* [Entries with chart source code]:
--- begin ---
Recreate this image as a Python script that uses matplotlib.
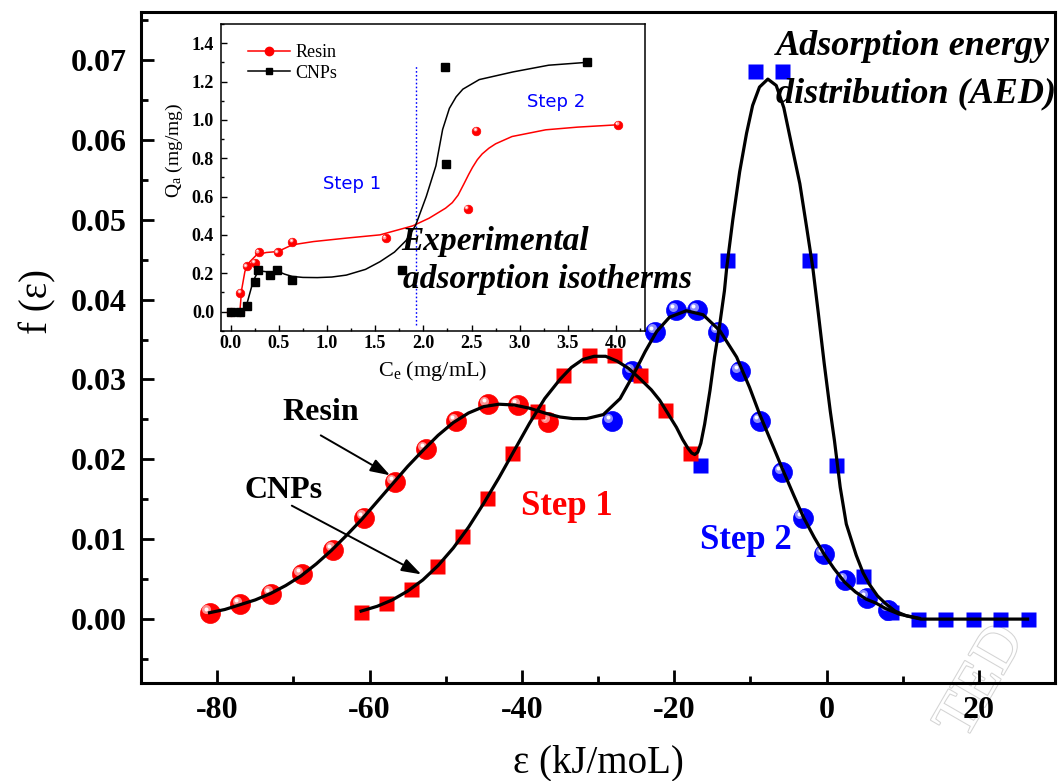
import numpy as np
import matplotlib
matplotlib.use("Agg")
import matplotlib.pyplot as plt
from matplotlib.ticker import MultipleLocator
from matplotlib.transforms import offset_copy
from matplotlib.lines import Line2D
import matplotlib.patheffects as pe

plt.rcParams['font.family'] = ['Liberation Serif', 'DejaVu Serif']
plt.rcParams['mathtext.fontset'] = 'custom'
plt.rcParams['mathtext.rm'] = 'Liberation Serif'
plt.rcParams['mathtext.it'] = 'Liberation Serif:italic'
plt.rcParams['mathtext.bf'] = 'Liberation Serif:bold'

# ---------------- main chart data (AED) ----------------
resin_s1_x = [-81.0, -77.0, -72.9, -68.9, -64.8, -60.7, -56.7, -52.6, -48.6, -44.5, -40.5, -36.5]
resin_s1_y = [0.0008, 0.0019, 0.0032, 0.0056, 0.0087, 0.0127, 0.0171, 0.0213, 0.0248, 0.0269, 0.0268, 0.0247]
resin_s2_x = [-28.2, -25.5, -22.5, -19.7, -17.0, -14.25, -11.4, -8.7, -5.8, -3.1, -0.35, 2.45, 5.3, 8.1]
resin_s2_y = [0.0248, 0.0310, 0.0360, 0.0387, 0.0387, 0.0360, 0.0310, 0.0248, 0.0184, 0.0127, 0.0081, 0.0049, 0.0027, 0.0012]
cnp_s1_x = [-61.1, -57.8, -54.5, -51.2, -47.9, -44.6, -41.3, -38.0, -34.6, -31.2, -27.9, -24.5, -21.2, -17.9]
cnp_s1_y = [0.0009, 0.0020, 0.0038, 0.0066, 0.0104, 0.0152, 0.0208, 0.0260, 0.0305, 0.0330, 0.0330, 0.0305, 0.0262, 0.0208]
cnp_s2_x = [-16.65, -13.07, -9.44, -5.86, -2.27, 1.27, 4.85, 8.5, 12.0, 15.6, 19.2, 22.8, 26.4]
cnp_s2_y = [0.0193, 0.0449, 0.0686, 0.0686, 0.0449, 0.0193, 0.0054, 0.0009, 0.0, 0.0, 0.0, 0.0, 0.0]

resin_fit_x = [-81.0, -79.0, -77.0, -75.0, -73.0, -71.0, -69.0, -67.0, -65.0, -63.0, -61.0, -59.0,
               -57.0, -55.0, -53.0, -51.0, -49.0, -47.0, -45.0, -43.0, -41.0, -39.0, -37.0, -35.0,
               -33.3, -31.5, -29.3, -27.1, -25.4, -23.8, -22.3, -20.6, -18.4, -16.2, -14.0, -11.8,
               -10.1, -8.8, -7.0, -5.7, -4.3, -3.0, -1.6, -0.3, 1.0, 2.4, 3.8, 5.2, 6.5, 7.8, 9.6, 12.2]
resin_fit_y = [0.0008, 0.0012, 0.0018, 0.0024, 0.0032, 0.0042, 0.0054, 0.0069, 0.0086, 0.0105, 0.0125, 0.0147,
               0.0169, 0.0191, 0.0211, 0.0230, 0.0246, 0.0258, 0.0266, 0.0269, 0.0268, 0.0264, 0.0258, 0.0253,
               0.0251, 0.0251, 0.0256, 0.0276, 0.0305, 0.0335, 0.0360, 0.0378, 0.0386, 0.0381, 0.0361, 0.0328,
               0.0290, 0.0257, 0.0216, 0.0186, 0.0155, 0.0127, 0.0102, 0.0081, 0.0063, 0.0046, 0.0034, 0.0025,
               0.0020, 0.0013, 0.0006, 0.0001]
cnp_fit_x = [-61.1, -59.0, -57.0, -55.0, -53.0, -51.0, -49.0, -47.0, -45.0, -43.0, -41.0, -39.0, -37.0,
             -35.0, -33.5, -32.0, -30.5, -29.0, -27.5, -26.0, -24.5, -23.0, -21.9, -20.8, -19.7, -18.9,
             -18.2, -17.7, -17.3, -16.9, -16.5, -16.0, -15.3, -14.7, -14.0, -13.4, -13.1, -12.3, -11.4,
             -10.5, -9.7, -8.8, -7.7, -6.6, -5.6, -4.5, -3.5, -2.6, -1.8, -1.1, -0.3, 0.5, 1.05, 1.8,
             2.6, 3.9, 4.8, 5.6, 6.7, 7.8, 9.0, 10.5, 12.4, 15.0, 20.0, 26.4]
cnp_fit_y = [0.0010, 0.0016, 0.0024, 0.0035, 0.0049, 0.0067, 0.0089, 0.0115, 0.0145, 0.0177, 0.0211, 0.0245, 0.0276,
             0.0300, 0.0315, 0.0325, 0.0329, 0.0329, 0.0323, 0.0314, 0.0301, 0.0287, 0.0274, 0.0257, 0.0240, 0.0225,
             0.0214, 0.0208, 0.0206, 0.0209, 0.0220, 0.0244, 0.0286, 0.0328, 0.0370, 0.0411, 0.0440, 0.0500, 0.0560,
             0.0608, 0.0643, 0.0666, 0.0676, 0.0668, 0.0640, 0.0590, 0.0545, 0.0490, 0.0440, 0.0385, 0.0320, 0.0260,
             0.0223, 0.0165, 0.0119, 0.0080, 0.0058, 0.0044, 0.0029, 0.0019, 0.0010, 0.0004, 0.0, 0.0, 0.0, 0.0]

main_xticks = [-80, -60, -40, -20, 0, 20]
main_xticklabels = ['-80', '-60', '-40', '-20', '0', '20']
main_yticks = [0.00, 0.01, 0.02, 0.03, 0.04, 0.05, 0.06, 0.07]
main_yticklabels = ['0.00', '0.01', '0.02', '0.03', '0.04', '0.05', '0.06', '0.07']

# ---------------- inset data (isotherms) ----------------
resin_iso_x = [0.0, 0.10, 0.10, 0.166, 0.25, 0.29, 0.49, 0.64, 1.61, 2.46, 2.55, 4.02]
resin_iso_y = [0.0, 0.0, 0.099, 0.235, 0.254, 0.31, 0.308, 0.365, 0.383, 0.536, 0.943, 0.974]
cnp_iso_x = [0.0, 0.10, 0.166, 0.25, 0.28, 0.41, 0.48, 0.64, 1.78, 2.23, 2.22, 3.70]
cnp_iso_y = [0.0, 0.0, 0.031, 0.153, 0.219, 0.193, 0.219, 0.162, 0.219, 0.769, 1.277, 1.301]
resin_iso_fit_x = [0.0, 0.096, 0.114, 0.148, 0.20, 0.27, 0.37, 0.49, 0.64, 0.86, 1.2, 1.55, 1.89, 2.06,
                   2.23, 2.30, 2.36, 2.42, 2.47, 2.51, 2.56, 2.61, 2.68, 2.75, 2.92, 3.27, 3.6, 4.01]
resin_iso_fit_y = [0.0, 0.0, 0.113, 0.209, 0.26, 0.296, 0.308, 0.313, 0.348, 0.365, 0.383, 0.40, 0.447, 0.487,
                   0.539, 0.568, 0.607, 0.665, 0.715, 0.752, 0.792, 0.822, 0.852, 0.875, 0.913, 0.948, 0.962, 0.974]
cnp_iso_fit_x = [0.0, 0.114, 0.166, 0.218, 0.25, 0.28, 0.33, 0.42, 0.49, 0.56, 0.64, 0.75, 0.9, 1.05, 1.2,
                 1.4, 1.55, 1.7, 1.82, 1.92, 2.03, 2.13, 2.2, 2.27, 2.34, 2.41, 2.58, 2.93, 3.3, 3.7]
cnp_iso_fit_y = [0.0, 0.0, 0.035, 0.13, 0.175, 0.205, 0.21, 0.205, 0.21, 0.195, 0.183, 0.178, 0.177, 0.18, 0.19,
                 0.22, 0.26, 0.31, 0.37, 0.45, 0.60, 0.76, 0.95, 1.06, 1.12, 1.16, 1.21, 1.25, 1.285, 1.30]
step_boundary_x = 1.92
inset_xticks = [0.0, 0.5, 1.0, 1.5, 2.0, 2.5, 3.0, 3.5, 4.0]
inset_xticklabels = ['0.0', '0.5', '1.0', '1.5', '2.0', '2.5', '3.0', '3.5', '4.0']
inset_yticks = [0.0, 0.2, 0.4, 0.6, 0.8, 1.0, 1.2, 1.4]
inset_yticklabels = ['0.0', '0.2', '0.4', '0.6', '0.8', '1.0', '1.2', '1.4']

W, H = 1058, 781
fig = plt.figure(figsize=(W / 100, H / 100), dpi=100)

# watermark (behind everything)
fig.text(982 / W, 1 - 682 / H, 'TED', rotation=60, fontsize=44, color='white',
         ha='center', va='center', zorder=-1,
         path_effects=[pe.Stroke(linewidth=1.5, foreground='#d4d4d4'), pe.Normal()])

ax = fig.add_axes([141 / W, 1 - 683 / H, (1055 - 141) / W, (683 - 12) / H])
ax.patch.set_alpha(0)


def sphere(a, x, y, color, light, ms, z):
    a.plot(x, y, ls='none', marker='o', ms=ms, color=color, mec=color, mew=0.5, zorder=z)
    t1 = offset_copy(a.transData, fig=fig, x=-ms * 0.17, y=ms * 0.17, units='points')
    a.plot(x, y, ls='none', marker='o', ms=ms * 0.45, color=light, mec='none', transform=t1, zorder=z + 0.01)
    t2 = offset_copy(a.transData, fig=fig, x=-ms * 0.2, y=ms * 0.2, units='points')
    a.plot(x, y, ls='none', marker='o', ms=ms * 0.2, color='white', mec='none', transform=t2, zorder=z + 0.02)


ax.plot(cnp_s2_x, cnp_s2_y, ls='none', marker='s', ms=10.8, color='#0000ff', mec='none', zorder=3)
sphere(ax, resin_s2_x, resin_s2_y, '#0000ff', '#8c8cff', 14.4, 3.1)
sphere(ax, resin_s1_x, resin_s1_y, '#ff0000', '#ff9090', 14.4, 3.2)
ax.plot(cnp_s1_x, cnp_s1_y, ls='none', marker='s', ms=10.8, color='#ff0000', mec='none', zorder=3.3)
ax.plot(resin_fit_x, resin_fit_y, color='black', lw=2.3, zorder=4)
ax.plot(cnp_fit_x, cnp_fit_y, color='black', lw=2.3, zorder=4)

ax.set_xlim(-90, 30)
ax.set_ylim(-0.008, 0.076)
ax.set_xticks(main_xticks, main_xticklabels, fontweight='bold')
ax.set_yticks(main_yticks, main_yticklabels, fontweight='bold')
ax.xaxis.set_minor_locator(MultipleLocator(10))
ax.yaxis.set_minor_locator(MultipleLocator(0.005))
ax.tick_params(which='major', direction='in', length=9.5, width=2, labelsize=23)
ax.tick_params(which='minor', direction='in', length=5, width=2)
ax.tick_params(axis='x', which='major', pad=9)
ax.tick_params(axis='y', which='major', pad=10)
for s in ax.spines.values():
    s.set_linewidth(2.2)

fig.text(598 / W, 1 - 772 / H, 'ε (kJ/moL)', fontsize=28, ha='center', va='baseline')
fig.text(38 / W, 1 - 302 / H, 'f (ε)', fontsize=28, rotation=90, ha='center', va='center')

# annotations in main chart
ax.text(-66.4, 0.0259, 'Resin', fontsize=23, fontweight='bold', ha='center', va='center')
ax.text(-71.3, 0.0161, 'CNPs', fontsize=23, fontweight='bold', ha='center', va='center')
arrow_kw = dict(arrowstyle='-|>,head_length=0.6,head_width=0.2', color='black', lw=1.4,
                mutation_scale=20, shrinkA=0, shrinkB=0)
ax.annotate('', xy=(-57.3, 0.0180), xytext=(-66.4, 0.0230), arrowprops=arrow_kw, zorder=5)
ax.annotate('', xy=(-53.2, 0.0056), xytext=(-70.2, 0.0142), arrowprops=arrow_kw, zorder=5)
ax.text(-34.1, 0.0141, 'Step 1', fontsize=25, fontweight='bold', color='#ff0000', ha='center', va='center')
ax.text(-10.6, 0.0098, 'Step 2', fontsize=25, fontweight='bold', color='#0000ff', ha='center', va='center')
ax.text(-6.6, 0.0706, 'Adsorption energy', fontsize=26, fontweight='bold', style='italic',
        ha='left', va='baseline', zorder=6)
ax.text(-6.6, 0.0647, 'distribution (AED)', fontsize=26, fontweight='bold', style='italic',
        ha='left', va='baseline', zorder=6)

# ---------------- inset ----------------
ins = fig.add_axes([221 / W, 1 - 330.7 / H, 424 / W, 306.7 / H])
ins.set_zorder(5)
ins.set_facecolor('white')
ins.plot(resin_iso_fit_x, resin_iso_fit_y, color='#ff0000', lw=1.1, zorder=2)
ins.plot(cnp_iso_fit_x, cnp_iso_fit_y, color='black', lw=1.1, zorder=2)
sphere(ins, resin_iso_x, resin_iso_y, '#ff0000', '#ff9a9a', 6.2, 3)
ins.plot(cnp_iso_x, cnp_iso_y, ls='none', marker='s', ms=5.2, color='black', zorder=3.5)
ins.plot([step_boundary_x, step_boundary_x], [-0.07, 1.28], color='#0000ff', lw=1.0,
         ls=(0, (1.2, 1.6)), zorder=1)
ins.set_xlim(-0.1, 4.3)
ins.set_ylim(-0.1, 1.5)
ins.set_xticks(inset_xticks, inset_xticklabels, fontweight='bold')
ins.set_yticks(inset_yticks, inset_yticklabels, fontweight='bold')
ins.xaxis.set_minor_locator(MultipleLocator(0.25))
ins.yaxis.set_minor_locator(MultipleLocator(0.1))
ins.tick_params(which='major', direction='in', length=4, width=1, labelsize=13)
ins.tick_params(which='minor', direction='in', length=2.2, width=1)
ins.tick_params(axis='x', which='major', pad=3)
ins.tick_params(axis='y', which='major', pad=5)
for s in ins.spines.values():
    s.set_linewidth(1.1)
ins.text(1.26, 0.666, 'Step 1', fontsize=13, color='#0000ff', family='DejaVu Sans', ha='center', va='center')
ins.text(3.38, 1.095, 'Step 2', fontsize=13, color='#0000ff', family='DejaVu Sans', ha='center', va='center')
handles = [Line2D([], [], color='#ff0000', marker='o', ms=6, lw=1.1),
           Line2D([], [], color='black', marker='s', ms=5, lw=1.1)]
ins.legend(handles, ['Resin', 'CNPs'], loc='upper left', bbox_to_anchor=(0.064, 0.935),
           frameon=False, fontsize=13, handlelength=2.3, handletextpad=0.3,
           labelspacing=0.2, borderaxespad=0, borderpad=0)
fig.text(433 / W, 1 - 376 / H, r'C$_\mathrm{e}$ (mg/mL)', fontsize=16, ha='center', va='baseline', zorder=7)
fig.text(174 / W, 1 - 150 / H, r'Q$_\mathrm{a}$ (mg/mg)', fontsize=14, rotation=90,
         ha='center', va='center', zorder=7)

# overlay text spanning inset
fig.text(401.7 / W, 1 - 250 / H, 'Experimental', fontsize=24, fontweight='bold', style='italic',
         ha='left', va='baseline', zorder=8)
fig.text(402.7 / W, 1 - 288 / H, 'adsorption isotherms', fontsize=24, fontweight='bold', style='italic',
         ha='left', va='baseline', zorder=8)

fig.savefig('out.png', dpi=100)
--- end ---
--- begin ---
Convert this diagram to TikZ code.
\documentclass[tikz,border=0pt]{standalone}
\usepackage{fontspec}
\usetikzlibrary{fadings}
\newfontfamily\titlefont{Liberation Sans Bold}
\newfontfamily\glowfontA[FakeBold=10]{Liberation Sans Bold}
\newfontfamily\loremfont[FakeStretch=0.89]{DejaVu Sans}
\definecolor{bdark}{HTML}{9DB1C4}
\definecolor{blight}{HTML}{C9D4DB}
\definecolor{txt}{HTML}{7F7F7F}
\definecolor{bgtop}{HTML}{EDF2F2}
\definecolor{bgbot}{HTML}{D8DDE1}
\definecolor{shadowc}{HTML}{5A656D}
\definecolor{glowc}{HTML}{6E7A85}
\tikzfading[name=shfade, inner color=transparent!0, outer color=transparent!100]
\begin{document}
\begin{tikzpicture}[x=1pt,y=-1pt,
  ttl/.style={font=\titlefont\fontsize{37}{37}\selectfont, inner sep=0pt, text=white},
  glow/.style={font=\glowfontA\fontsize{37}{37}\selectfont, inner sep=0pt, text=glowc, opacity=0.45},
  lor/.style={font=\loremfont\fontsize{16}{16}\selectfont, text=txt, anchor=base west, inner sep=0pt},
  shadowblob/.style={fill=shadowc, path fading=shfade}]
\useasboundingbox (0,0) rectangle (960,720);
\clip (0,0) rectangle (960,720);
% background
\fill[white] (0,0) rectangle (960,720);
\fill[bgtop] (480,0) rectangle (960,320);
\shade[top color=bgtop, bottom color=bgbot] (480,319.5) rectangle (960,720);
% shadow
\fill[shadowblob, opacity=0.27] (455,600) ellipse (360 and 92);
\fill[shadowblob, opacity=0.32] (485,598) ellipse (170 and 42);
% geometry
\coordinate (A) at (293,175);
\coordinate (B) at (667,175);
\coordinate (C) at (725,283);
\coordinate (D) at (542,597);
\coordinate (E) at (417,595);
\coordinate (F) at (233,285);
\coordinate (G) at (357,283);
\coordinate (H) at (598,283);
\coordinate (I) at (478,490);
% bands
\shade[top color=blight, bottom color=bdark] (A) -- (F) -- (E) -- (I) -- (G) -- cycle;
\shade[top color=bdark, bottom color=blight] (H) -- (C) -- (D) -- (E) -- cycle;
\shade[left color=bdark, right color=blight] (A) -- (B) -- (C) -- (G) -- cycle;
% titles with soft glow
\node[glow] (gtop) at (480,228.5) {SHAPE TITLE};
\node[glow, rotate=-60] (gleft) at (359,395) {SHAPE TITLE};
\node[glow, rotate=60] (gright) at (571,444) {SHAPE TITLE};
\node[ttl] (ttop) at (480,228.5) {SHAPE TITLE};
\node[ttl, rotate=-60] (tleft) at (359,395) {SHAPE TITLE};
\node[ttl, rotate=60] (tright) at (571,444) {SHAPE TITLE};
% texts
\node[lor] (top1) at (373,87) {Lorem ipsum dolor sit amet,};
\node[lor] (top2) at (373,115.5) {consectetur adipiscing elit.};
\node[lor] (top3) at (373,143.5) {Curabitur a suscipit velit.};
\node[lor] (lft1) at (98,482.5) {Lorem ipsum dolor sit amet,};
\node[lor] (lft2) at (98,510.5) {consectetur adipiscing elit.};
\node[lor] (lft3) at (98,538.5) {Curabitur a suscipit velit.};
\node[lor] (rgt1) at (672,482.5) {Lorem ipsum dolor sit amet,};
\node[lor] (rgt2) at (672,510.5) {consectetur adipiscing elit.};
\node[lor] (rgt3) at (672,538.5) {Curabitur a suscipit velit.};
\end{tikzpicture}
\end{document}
--- end ---
* [Given task]:
Check all the records above and select each line where the string "this" is found.

* [Expected output]:
Recreate this image as a Python script that uses matplotlib.
Convert this diagram to TikZ code.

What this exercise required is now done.